The exercise:
Read the lines below. Copy out any that hold the string "document".

Given data:

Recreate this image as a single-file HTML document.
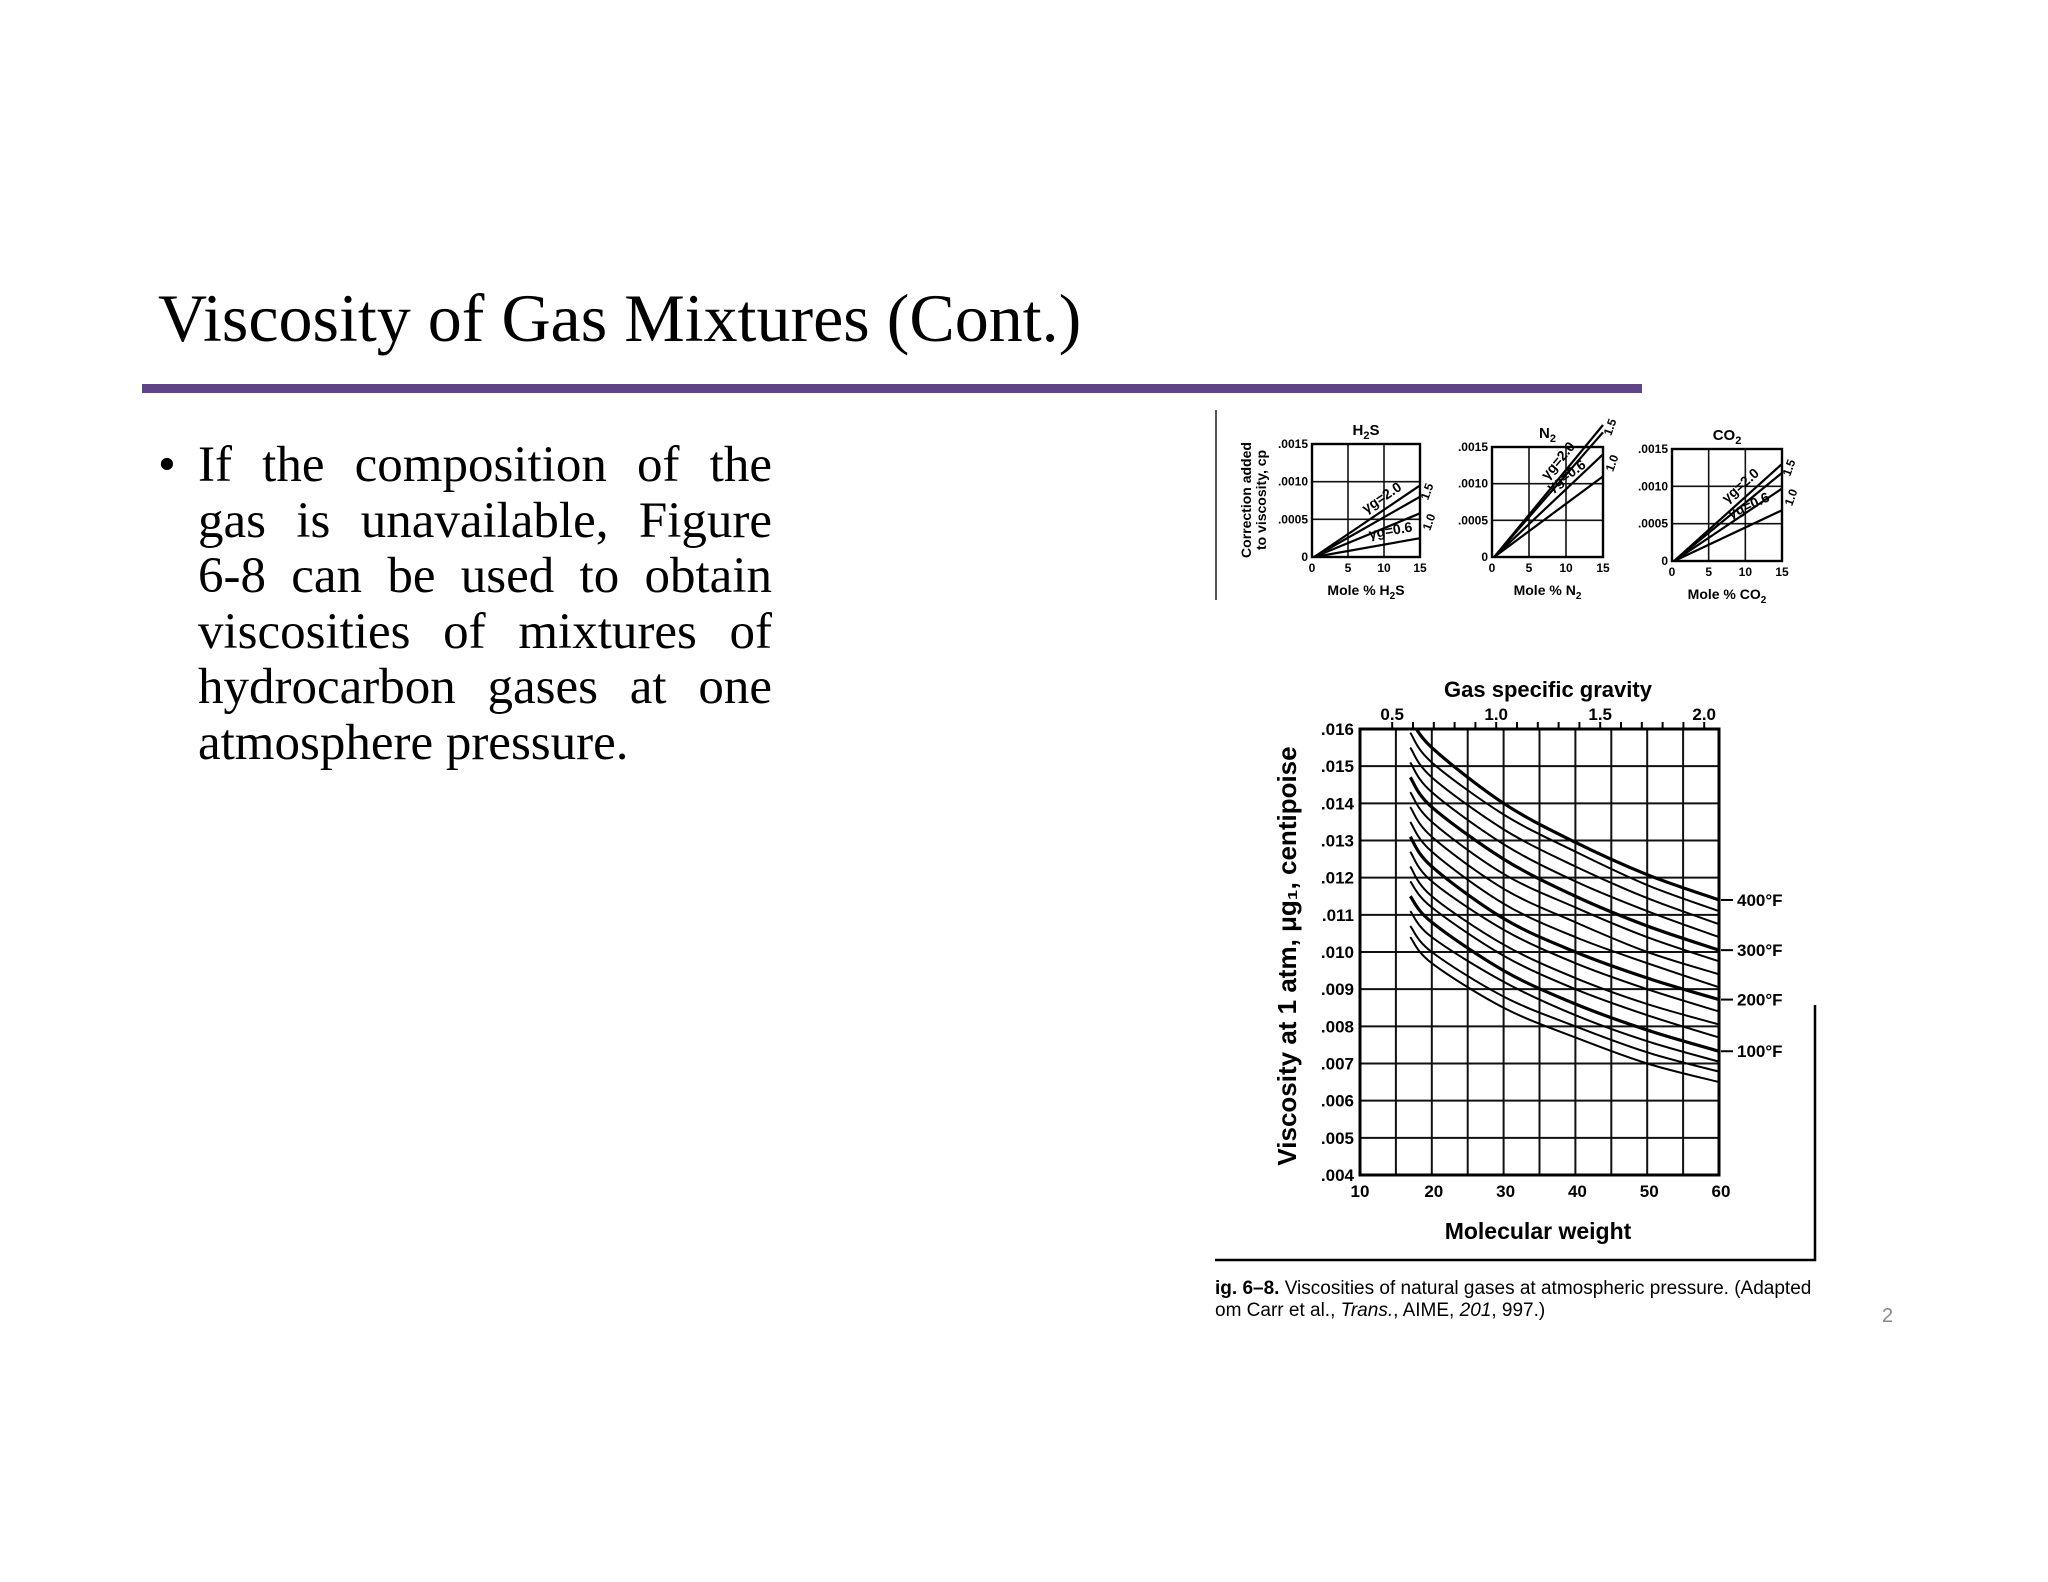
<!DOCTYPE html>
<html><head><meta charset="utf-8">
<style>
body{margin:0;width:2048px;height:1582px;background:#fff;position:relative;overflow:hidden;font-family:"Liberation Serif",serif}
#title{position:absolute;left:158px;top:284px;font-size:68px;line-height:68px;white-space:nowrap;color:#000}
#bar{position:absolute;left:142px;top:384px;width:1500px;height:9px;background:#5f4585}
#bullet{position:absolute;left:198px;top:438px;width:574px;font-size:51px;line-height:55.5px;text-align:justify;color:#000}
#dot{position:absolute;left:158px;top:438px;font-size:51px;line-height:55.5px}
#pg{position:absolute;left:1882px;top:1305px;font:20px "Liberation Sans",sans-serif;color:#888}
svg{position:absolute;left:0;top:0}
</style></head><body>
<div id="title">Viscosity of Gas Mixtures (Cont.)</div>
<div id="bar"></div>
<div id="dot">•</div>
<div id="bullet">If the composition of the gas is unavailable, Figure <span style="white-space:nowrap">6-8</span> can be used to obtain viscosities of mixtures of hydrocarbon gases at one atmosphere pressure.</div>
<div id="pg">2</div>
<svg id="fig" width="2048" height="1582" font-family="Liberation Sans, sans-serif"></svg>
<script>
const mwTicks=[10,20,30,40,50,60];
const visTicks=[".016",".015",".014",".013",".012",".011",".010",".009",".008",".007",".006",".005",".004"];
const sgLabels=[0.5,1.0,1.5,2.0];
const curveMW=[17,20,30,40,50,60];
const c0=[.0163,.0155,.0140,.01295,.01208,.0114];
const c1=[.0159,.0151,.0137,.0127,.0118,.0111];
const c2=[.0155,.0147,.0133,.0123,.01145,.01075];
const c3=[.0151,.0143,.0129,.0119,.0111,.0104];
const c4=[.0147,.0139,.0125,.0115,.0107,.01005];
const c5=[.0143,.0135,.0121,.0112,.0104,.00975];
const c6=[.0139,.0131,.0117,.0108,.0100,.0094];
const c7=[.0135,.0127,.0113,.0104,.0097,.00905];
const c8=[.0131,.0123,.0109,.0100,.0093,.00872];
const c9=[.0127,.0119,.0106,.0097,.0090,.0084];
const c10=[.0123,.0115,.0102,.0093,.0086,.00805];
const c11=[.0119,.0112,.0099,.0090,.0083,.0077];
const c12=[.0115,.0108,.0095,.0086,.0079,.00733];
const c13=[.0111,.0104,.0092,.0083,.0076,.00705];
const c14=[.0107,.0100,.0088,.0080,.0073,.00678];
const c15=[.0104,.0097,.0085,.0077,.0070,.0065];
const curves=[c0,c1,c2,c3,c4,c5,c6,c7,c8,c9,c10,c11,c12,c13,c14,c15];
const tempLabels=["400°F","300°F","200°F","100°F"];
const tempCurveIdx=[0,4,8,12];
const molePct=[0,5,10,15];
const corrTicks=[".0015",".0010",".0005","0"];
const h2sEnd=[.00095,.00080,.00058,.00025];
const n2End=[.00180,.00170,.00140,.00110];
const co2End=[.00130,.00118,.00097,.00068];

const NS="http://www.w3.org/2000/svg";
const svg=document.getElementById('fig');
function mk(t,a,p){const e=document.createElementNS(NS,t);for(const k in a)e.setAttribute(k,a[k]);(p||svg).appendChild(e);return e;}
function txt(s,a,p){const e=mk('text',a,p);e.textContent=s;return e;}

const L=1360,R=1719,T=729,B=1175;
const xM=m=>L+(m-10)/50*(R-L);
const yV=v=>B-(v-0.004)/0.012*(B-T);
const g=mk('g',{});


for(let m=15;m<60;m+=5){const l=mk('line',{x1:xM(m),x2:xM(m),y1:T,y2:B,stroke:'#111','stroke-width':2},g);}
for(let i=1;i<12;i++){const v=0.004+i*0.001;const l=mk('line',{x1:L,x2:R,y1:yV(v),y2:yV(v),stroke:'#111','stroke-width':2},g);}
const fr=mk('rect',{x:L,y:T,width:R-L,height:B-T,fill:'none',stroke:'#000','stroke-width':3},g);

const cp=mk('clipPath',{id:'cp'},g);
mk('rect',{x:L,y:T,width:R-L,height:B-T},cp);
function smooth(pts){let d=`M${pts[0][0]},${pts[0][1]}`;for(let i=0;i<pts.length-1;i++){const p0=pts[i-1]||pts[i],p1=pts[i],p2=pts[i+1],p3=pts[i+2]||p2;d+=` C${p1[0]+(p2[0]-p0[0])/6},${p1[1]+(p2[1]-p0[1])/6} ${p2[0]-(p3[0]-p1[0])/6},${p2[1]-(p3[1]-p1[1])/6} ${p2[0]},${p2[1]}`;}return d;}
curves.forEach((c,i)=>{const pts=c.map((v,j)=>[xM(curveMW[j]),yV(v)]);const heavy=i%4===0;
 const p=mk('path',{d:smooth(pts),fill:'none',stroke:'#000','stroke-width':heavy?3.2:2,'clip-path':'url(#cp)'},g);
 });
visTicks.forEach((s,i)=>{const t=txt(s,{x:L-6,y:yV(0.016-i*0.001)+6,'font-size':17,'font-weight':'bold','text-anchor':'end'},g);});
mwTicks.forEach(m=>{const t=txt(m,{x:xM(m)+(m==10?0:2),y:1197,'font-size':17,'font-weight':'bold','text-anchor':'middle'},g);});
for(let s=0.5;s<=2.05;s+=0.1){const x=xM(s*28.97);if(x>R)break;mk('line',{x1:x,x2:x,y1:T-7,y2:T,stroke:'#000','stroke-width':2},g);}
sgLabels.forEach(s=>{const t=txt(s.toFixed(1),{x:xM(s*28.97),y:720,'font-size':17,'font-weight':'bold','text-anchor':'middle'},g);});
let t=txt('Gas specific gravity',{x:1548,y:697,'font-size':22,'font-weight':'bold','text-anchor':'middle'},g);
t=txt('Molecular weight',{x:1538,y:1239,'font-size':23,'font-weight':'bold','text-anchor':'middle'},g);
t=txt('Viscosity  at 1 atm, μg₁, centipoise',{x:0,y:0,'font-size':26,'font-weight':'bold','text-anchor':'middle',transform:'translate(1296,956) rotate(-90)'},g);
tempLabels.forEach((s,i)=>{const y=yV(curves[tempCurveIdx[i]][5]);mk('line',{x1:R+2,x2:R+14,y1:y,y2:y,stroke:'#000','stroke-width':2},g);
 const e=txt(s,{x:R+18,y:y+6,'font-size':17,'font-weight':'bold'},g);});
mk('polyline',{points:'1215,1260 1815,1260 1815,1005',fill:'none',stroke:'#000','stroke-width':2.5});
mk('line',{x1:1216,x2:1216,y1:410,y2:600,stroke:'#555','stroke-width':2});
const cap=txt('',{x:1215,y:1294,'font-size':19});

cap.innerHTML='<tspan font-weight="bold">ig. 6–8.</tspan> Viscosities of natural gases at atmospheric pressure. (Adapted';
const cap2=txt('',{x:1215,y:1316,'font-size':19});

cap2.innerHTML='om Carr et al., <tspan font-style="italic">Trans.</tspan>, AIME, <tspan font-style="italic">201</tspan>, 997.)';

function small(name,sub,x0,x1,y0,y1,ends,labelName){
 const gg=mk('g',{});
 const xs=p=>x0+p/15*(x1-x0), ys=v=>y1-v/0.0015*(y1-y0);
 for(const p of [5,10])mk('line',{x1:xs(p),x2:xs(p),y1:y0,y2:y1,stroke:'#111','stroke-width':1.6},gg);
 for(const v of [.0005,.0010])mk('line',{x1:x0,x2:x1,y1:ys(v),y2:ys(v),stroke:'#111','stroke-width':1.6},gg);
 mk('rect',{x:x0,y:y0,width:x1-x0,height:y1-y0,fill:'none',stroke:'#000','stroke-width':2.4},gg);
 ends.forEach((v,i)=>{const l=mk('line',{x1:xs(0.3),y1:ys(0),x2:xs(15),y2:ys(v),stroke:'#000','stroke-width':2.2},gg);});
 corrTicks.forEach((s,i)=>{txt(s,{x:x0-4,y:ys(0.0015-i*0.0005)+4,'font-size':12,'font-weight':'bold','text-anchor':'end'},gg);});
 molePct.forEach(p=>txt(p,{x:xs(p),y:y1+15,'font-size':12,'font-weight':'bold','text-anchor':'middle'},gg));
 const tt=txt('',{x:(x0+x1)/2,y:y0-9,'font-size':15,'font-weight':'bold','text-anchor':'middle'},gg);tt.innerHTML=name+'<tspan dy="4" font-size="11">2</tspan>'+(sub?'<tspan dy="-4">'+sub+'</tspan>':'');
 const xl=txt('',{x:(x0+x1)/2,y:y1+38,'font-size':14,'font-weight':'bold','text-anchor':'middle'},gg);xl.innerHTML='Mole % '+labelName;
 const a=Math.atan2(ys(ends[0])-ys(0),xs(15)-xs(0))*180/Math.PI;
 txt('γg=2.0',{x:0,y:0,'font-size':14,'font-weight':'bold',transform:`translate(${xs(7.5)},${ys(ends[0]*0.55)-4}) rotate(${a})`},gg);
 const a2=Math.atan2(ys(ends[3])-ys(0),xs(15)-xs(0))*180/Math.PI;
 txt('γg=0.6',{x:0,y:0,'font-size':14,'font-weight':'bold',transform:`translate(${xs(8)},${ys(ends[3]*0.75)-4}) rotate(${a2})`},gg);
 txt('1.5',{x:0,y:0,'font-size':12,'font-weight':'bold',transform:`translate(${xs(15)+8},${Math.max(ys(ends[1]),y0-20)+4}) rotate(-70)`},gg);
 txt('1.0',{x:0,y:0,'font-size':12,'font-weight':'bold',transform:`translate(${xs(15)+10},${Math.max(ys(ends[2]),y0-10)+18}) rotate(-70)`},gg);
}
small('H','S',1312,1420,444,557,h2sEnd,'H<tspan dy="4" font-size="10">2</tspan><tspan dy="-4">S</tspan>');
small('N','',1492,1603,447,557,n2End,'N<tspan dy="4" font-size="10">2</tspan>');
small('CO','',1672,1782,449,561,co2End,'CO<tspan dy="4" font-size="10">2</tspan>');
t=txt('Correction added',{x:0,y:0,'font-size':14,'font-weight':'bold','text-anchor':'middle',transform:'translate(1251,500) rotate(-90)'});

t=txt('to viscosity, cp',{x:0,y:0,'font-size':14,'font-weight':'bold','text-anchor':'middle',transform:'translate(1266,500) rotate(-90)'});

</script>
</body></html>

Correct result:
Recreate this image as a single-file HTML document.
const svg=document.getElementById('fig');
function mk(t,a,p){const e=document.createElementNS(NS,t);for(const k in a)e.setAttribute(k,a[k]);(p||svg).appendChild(e);return e;}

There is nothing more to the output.